2. **What does "properly contains" mean?** It means we need a *new* field that has *all* the complex numbers inside it, but also has *more* stuff that isn't a complex number itself. Imagine a small box (complex numbers) and we want to find a bigger box that completely holds the small box, but also has extra space for other things.

3. **Introducing a New "Thing":** Let's imagine we add a brand new "thing" to our numbers that isn't a complex number. Let's call it 'x', just like a variable we use in algebra class. This 'x' isn't a fixed number; it's like a placeholder for something that can vary.

4. **Building New "Numbers" with 'x':** Now that we have 'x', we can start making new kinds of mathematical expressions.
* We can make simple expressions like just 'x' itself.
* We can make "polynomials," which are sums of 'x' raised to different powers, multiplied by complex numbers.
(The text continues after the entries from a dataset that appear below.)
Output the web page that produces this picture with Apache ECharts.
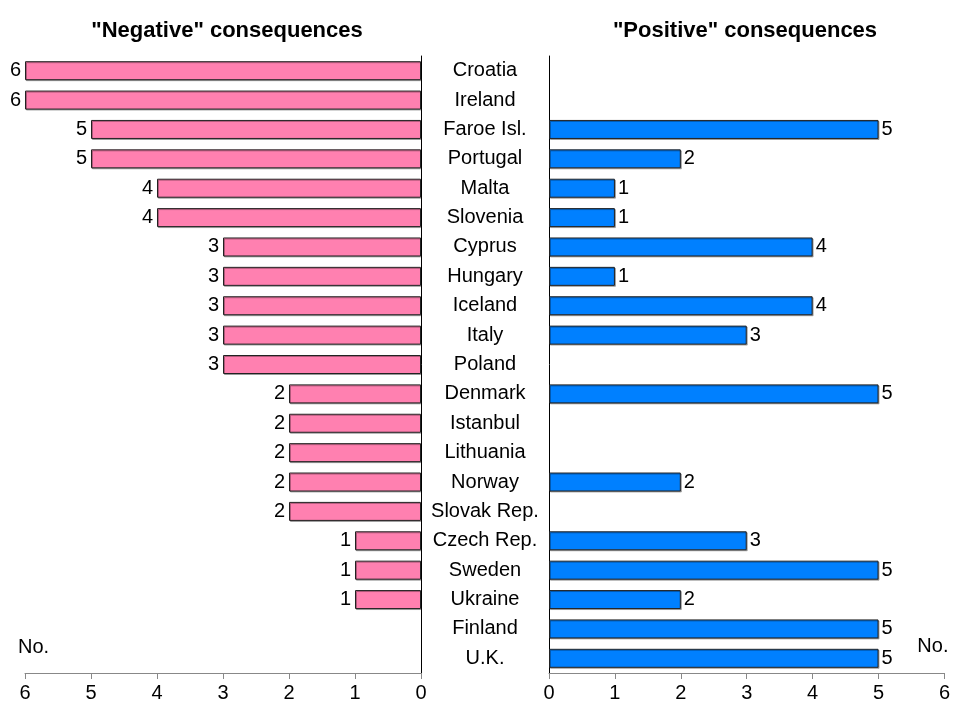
<!DOCTYPE html>
<html><head><meta charset="utf-8">
<script src="https://cdn.jsdelivr.net/npm/echarts@6/dist/echarts.min.js"></script>
<style>html,body{margin:0;padding:0;background:#fff}#c{width:953px;height:704px}</style>
</head><body><div id="c"></div>
<script>
const categories = ["Croatia","Ireland","Faroe Isl.","Portugal","Malta","Slovenia","Cyprus","Hungary","Iceland","Italy","Poland","Denmark","Istanbul","Lithuania","Norway","Slovak Rep.","Czech Rep.","Sweden","Ukraine","Finland","U.K."];
const negativeValues = [6,6,5,5,4,4,3,3,3,3,3,2,2,2,2,2,1,1,1,null,null];
const positiveValues = [null,null,5,2,1,1,4,1,4,3,null,5,null,null,2,null,3,5,2,5,5];
const xTicks = [0,1,2,3,4,5,6];

const font = "'Liberation Sans', Arial, sans-serif";
const fs = 20;
const chart = echarts.init(document.getElementById('c'), null, {renderer:'canvas'});
const barStyle = (color) => ({color: color, borderColor: '#222', borderWidth: 1, shadowColor: 'rgba(0,0,0,0.3)', shadowOffsetX: 1, shadowOffsetY: 1, shadowBlur: 0});
const xAxisCommon = {
  type: 'value', min: xTicks[0], max: xTicks[xTicks.length-1], interval: 1,
  splitLine: {show: false},
  axisLine: {show: true, lineStyle: {color: '#888', width: 1}},
  axisTick: {show: true, length: 6, lineStyle: {color: '#888'}},
  axisLabel: {color: '#000', fontSize: fs, fontFamily: font, margin: 10},
  name: 'No.', nameLocation: 'end',
};
chart.setOption({
  animation: false,
  textStyle: {fontFamily: font},
  title: [
    {text: '"Negative" consequences', left: 222, top: 15, textAlign: 'center', textStyle: {fontSize: 22, fontWeight: 'bold', color: '#000', fontFamily: font}},
    {text: '"Positive" consequences', left: 740, top: 15, textAlign: 'center', textStyle: {fontSize: 22, fontWeight: 'bold', color: '#000', fontFamily: font}}
  ],
  grid: [
    {left: 25, right: 532, top: 56, bottom: 31, containLabel: false},
    {left: 549, right: 6, top: 56, bottom: 31, containLabel: false}
  ],
  xAxis: [
    Object.assign({}, xAxisCommon, {gridIndex: 0, inverse: true, nameGap: 7,
      nameTextStyle: {color: '#000', fontSize: fs, fontFamily: font, align: 'left', verticalAlign: 'bottom', padding: [0,0,16,0]}}),
    Object.assign({}, xAxisCommon, {gridIndex: 1, nameGap: 4,
      nameTextStyle: {color: '#000', fontSize: fs, fontFamily: font, align: 'right', verticalAlign: 'bottom', padding: [0,0,17,0]}})
  ],
  yAxis: [
    {type: 'category', gridIndex: 0, data: categories, inverse: true, position: 'right',
      axisLine: {show: true, lineStyle: {color: '#000', width: 1}}, axisTick: {show: false}, axisLabel: {show: false}},
    {type: 'category', gridIndex: 1, data: categories, inverse: true, position: 'left',
      axisLine: {show: true, lineStyle: {color: '#000', width: 1}}, axisTick: {show: false},
      axisLabel: {show: true, align: 'center', margin: 64, color: '#000', fontSize: fs, fontFamily: font}}
  ],
  series: [
    {type: 'bar', xAxisIndex: 0, yAxisIndex: 0, data: negativeValues, barWidth: 19,
      itemStyle: barStyle('#FF80B0'),
      label: {show: true, position: 'left', distance: 4, color: '#000', fontSize: fs, fontFamily: font}},
    {type: 'bar', xAxisIndex: 1, yAxisIndex: 1, data: positiveValues, barWidth: 19,
      itemStyle: barStyle('#0080FF'),
      label: {show: true, position: 'right', distance: 3, color: '#000', fontSize: fs, fontFamily: font}}
  ]
});
</script></body></html>
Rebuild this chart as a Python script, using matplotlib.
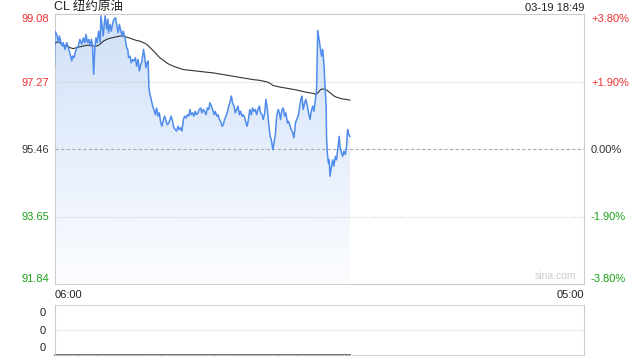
import numpy as np
import matplotlib
matplotlib.use("Agg")
import matplotlib.pyplot as plt
from matplotlib.patches import Polygon

plt.rcParams['font.family'] = ['Liberation Sans', 'Noto Sans CJK SC', 'DejaVu Sans']

# ── Data (minutes after 06:00, price) ──────────────────────────────────────
minutes = [0, 1, 6, 10, 13, 16, 20, 23, 27, 32, 36, 40, 45, 47, 51, 54, 58, 62, 66, 71,
           75, 79, 82, 86, 89, 93, 96, 99, 102, 105, 108, 111, 115, 119, 121, 124, 127, 130, 132, 136,
           139, 141, 145, 148, 152, 155, 159, 162, 166, 169, 172, 176, 179, 183, 186, 188, 191, 193, 197, 200,
           204, 207, 211, 214, 218, 221, 225, 228, 232, 235, 238, 241, 244, 246, 249, 252, 256, 259, 263, 266,
           270, 273, 277, 280, 284, 287, 291, 294, 298, 301, 304, 308, 311, 315, 318, 322, 325, 329, 332, 336,
           339, 343, 346, 350, 353, 356, 360, 363, 367, 370, 374, 377, 381, 384, 388, 391, 395, 398, 402, 405,
           409, 412, 416, 419, 423, 426, 430, 433, 437, 440, 443, 447, 450, 454, 457, 461, 464, 468, 471, 475,
           478, 482, 485, 489, 492, 496, 499, 502, 506, 509, 513, 516, 520, 523, 527, 530, 534, 537, 541, 544,
           548, 551, 555, 558, 562, 565, 569, 572, 576, 579, 583, 586, 589, 593, 596, 600, 603, 607, 610, 614,
           617, 621, 624, 628, 631, 635, 638, 642, 645, 648, 652, 655, 659, 662, 666, 669, 673, 676, 680, 683,
           686, 692, 696, 699, 702, 705, 708, 709, 711, 714, 716, 718, 722, 725, 728, 732, 735, 739, 742, 744,
           748, 751, 754, 758, 761, 764, 767, 770]
price = [97.68, 98.62, 98.53, 98.31, 98.49, 98.35, 98.22, 98.31, 98.13, 98.31, 98.18, 98.04, 97.82, 97.95, 97.91, 98.04, 98.18, 98.22, 98.40, 98.27,
         98.44, 98.31, 98.53, 98.31, 98.40, 98.22, 98.40, 98.27, 97.46, 98.13, 98.44, 98.31, 98.62, 98.31, 99.03, 98.76, 98.49, 98.85, 99.03, 98.67,
         98.94, 98.58, 98.80, 98.62, 98.85, 98.94, 98.98, 98.80, 98.58, 98.80, 98.67, 98.49, 98.62, 98.49, 98.31, 98.18, 98.13, 97.91, 97.95, 97.77,
         97.86, 97.82, 97.91, 97.68, 97.86, 97.55, 97.73, 97.82, 98.13, 97.95, 97.64, 97.77, 97.82, 97.10, 96.92, 96.79, 96.61, 96.52, 96.38, 96.56,
         96.34, 96.43, 96.16, 96.07, 96.25, 96.34, 96.20, 96.11, 96.16, 96.25, 96.34, 96.20, 96.03, 95.98, 95.94, 96.07, 95.98, 96.03, 95.94, 96.25,
         96.34, 96.29, 96.38, 96.34, 96.52, 96.38, 96.43, 96.34, 96.47, 96.38, 96.43, 96.52, 96.56, 96.43, 96.52, 96.47, 96.38, 96.56, 96.52, 96.70,
         96.61, 96.52, 96.38, 96.47, 96.34, 96.38, 96.25, 96.20, 96.07, 96.11, 96.25, 96.34, 96.43, 96.61, 96.70, 96.88, 96.70, 96.61, 96.43, 96.52,
         96.61, 96.38, 96.47, 96.34, 96.38, 96.29, 96.16, 96.07, 96.29, 96.52, 96.38, 96.56, 96.47, 96.52, 96.38, 96.52, 96.61, 96.43, 96.38, 96.25,
         96.43, 96.79, 96.52, 96.16, 95.80, 95.71, 95.44, 95.62, 95.89, 96.34, 96.52, 96.43, 96.25, 96.52, 96.56, 96.34, 96.43, 96.16, 96.20, 96.07,
         95.98, 95.89, 95.76, 96.16, 96.25, 96.34, 96.52, 96.79, 96.88, 96.52, 96.70, 96.79, 96.61, 96.43, 96.25, 96.47, 96.61, 96.47, 96.79, 97.06,
         98.64, 98.22, 97.95, 98.13, 97.77, 97.15, 96.61, 95.80, 95.35, 95.08, 95.17, 94.73, 95.00, 95.17, 95.00, 95.26, 95.17, 95.53, 95.80, 95.53,
         95.35, 95.26, 95.40, 95.31, 95.53, 95.98, 95.85, 95.80]

avg_minutes = [0, 6, 14, 23, 32, 40, 49, 58, 66, 75, 84, 93, 101, 110, 119, 127, 136, 145, 153, 162,
               171, 179, 188, 197, 205, 214, 223, 232, 240, 249, 258, 266, 275, 284, 292, 301, 310, 318, 327, 336,
               344, 362, 379, 396, 414, 431, 449, 466, 483, 501, 518, 536, 553, 562, 570, 588, 605, 622, 640, 657,
               675, 681, 688, 694, 701, 709, 718, 727, 735, 744, 752, 761, 770]
avg_price = [98.27, 98.33, 98.31, 98.24, 98.22, 98.18, 98.15, 98.18, 98.20, 98.22, 98.24, 98.24, 98.22, 98.22, 98.27, 98.35, 98.40, 98.43, 98.45, 98.47,
             98.49, 98.49, 98.46, 98.43, 98.40, 98.37, 98.35, 98.31, 98.27, 98.18, 98.09, 98.00, 97.90, 97.84, 97.77, 97.72, 97.68, 97.65, 97.62, 97.59,
             97.58, 97.56, 97.54, 97.52, 97.50, 97.47, 97.44, 97.41, 97.38, 97.35, 97.32, 97.30, 97.26, 97.22, 97.16, 97.12, 97.09, 97.06, 97.02, 96.98,
             96.95, 96.92, 96.98, 97.06, 97.07, 97.04, 96.97, 96.89, 96.85, 96.82, 96.80, 96.79, 96.77]

prev_close = 95.46
price_ticks = [91.84, 93.65, 95.46, 97.27, 99.08]
pct_labels = ['-3.80%', '-1.90%', '0.00%', '+1.90%', '+3.80%']
tick_colors = ['#1aa21a', '#1aa21a', '#333333', '#f03030', '#f03030']
vol_minutes = [0, 769]
vol_values = [0, 0]
vol_labels = ['0', '0', '0']

fig = plt.figure(figsize=(6.4, 3.6), dpi=100)
ax = fig.add_axes([54.5 / 640, 1 - 284 / 360, 529.5 / 640, 270 / 360])
ax.set_xlim(0, 1380)
ax.set_ylim(price_ticks[0], price_ticks[-1])

# gradient fill under the price line
poly = Polygon(list(zip(minutes, price)) + [(minutes[-1], price_ticks[0]), (minutes[0], price_ticks[0])],
               closed=True, facecolor='none', edgecolor='none')
ax.add_patch(poly)
grad = np.linspace(0, 1, 256).reshape(-1, 1)
top_c = np.array([208, 224, 248]) / 255
bot_c = np.array([252, 253, 255]) / 255
img = top_c * (1 - grad[..., None]) + bot_c * grad[..., None]
im = ax.imshow(img, extent=[0, 1380, price_ticks[0], price_ticks[-1]], origin='upper',
               aspect='auto', zorder=1)
im.set_clip_path(poly)

# grid
for p in price_ticks[1:-1]:
    if p == prev_close:
        ax.axhline(p, color='#aaaaaa', lw=0.8, ls=(0, (3, 2)), zorder=2)
    else:
        ax.axhline(p, color='#cccccc', lw=0.8, ls=(0, (1, 1.5)), zorder=2)

ax.plot(minutes, price, color='#4f8cec', lw=1.1, zorder=4)
ax.plot(avg_minutes, avg_price, color='#333333', lw=0.8, zorder=3)

for s in ax.spines.values():
    s.set_color('#cccccc')
    s.set_linewidth(0.8)

ax.set_yticks(price_ticks, [f'{p:.2f}' for p in price_ticks])
ax.tick_params(axis='y', length=0, pad=4, labelsize=8)

ax2 = ax.twinx()
ax2.set_ylim(ax.get_ylim())
ax2.set_yticks(price_ticks, pct_labels)
ax2.tick_params(axis='y', length=0, pad=5, labelsize=8)
for s in ax2.spines.values():
    s.set_visible(False)

for labels in (ax.get_yticklabels(), ax2.get_yticklabels()):
    for lbl, c in zip(labels, tick_colors):
        lbl.set_color(c)
    labels[0].set_va('bottom')
    labels[-1].set_va('top')

ax.set_xticks([0, 1380], ['06:00', '05:00'])
ax.tick_params(axis='x', length=0, pad=4, labelsize=8, labelcolor='#222222')
xl = ax.get_xticklabels()
xl[0].set_ha('left')
xl[1].set_ha('right')

ax.text(0, 1 + 7 / 270, 'CL 纽约原油', transform=ax.transAxes, ha='left', va='center',
        fontsize=9, color='#222222')
ax.text(1, 1 + 6 / 270, '03-19 18:49', transform=ax.transAxes, ha='right', va='center',
        fontsize=8, color='#222222')
ax.text(0.985, 0.012, 'sina.com', transform=ax.transAxes, ha='right', va='bottom',
        fontsize=7.5, color='#cccccc')

# volume panel
axv = fig.add_axes([54.5 / 640, 1 - 355 / 360, 529.5 / 640, 50 / 360])
axv.set_xlim(0, 1380)
axv.set_ylim(0, 1)
axv.plot(vol_minutes, vol_values, color='#555555', lw=1.2, clip_on=False)
axv.axhline(0.5, color='#cccccc', lw=0.8, ls=(0, (1, 1.5)))
axv.spines['top'].set_linestyle((0, (1, 1.5)))
axv.spines['bottom'].set_linestyle((0, (1, 1.5)))
for s in axv.spines.values():
    s.set_color('#cccccc')
    s.set_linewidth(0.8)
axv.set_xticks([])
axv.set_yticks([0.16, 0.5, 0.87], vol_labels)
axv.tick_params(axis='y', length=0, pad=6, labelsize=8, labelcolor='#222222')

fig.savefig('out.png', dpi=100)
For example, $x^2 + (3+i)x - 5$.
* And just like we make fractions with regular numbers (like $\frac{1}{2}$), we can make "fractions" out of these polynomials! So, something like $\frac{x^2+1}{x-i}$ would be one of these new "numbers."

5. **The New "Number System":** The collection of *all* these possible "fractions of polynomials" (where the numbers involved are complex numbers) forms a new, bigger number system. This system is called the "field of rational functions with complex coefficients." It's still a field because you can add, subtract, multiply, and divide these "fractions" just like you do with regular numbers, and all the rules still hold.

6. **Why it "Properly Contains" $\mathbf{C}$:**
* **All complex numbers are included:** A complex number like $5$ can be thought of as a simple fraction $\frac{5}{1}$ (a polynomial $5$ divided by a polynomial $1$), so all complex numbers are part of this new system.
* **It has *more* stuff:** Things like 'x' or $\frac{x}{x+1}$ are in this new system, but they are clearly not just single complex numbers.
* Since it includes all complex numbers *and* has extra things that aren't complex numbers, it "properly contains" the field of complex numbers!